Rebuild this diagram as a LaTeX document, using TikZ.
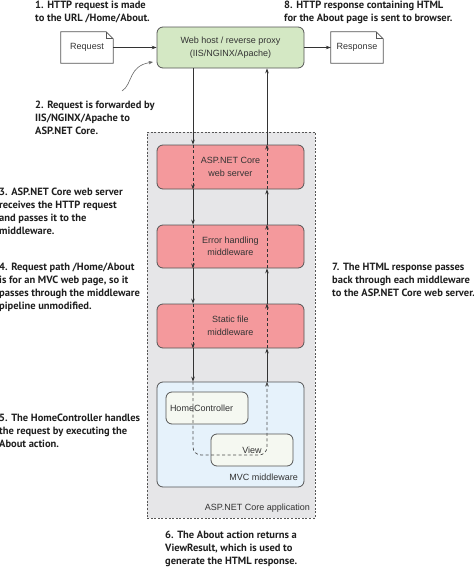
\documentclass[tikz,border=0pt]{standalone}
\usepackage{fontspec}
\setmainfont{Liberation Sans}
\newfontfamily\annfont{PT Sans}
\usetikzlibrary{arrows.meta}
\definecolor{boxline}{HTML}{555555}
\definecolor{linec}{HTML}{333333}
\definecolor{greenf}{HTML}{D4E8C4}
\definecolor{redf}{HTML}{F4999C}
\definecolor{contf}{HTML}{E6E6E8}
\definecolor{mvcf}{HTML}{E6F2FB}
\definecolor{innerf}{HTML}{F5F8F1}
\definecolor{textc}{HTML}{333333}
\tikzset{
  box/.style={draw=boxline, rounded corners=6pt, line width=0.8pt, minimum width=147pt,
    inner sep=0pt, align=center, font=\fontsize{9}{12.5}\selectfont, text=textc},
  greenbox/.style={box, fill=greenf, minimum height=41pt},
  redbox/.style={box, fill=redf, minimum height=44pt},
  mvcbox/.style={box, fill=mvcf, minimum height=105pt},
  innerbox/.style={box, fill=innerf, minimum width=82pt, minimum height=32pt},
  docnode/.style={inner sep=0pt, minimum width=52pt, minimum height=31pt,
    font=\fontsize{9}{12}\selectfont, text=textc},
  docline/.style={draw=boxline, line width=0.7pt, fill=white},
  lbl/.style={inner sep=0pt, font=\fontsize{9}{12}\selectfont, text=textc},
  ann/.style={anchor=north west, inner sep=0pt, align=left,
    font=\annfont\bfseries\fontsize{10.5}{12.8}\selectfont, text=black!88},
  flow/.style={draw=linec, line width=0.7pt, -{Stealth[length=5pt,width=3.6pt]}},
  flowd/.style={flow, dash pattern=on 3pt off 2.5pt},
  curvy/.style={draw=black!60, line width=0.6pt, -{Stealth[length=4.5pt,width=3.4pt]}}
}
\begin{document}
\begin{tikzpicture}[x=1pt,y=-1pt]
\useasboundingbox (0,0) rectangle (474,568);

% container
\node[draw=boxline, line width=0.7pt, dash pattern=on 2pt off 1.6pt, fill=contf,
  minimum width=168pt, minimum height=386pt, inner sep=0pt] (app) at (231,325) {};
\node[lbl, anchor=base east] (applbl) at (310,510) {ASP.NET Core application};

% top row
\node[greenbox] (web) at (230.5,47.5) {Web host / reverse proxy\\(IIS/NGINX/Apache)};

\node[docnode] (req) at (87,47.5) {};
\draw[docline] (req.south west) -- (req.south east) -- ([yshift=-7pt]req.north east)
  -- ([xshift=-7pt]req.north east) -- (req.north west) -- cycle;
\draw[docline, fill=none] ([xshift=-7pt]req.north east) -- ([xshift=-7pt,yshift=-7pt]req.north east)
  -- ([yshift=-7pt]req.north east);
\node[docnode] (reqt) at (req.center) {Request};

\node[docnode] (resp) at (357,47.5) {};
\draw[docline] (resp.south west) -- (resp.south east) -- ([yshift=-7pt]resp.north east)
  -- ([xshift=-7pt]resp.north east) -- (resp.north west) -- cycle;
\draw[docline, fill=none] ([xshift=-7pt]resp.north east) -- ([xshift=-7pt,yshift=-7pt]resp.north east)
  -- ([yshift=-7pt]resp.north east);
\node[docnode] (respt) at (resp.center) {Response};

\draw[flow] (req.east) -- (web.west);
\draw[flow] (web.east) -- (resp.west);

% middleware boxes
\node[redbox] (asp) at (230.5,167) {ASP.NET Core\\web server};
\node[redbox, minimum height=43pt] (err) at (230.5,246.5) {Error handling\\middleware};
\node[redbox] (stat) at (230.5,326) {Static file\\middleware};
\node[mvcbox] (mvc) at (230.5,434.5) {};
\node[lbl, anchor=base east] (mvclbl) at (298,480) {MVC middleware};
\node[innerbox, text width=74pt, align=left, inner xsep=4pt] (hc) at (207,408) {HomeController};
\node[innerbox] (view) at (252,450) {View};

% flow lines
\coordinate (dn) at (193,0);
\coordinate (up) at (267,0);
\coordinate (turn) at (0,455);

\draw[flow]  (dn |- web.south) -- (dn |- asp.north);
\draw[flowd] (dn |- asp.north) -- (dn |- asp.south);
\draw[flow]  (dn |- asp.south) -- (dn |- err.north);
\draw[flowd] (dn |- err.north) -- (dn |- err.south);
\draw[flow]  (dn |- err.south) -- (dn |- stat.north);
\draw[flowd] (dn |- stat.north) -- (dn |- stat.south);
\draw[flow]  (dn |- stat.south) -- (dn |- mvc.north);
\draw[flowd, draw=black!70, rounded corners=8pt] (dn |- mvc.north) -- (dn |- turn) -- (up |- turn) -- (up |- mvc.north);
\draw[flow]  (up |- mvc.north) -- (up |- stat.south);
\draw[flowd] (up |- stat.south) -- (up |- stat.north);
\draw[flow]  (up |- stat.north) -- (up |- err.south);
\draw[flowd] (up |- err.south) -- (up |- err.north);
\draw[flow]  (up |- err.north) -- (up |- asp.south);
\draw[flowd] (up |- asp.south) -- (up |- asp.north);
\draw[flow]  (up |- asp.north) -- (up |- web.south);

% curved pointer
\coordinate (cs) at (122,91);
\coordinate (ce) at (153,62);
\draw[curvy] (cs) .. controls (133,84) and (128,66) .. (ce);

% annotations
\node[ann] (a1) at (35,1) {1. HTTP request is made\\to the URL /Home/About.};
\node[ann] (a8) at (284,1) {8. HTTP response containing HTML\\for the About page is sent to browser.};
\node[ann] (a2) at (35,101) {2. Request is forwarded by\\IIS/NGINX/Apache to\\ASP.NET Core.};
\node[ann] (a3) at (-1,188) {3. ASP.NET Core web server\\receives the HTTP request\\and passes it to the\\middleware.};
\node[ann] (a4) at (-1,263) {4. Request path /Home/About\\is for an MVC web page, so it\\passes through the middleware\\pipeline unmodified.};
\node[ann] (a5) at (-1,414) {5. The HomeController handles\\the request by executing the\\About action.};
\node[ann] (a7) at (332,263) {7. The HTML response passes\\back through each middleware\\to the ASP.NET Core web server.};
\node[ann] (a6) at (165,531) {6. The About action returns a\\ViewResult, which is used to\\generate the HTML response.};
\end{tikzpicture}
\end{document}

####################

Omitting all pictures, restate exactly the lines of the material from its start through the line that contains "(web) at (230.5,47.5)".

Rebuild this diagram as a LaTeX document, using TikZ.
\documentclass[tikz,border=0pt]{standalone}
\usepackage{fontspec}
\setmainfont{Liberation Sans}
\newfontfamily\annfont{PT Sans}
\usetikzlibrary{arrows.meta}
\definecolor{boxline}{HTML}{555555}
\definecolor{linec}{HTML}{333333}
\definecolor{greenf}{HTML}{D4E8C4}
\definecolor{redf}{HTML}{F4999C}
\definecolor{contf}{HTML}{E6E6E8}
\definecolor{mvcf}{HTML}{E6F2FB}
\definecolor{innerf}{HTML}{F5F8F1}
\definecolor{textc}{HTML}{333333}
\tikzset{
  box/.style={draw=boxline, rounded corners=6pt, line width=0.8pt, minimum width=147pt,
    inner sep=0pt, align=center, font=\fontsize{9}{12.5}\selectfont, text=textc},
  greenbox/.style={box, fill=greenf, minimum height=41pt},
  redbox/.style={box, fill=redf, minimum height=44pt},
  mvcbox/.style={box, fill=mvcf, minimum height=105pt},
  innerbox/.style={box, fill=innerf, minimum width=82pt, minimum height=32pt},
  docnode/.style={inner sep=0pt, minimum width=52pt, minimum height=31pt,
    font=\fontsize{9}{12}\selectfont, text=textc},
  docline/.style={draw=boxline, line width=0.7pt, fill=white},
  lbl/.style={inner sep=0pt, font=\fontsize{9}{12}\selectfont, text=textc},
  ann/.style={anchor=north west, inner sep=0pt, align=left,
    font=\annfont\bfseries\fontsize{10.5}{12.8}\selectfont, text=black!88},
  flow/.style={draw=linec, line width=0.7pt, -{Stealth[length=5pt,width=3.6pt]}},
  flowd/.style={flow, dash pattern=on 3pt off 2.5pt},
  curvy/.style={draw=black!60, line width=0.6pt, -{Stealth[length=4.5pt,width=3.4pt]}}
}
\begin{document}
\begin{tikzpicture}[x=1pt,y=-1pt]
\useasboundingbox (0,0) rectangle (474,568);

% container
\node[draw=boxline, line width=0.7pt, dash pattern=on 2pt off 1.6pt, fill=contf,
  minimum width=168pt, minimum height=386pt, inner sep=0pt] (app) at (231,325) {};
\node[lbl, anchor=base east] (applbl) at (310,510) {ASP.NET Core application};

% top row
\node[greenbox] (web) at (230.5,47.5) {Web host / reverse proxy\\(IIS/NGINX/Apache)};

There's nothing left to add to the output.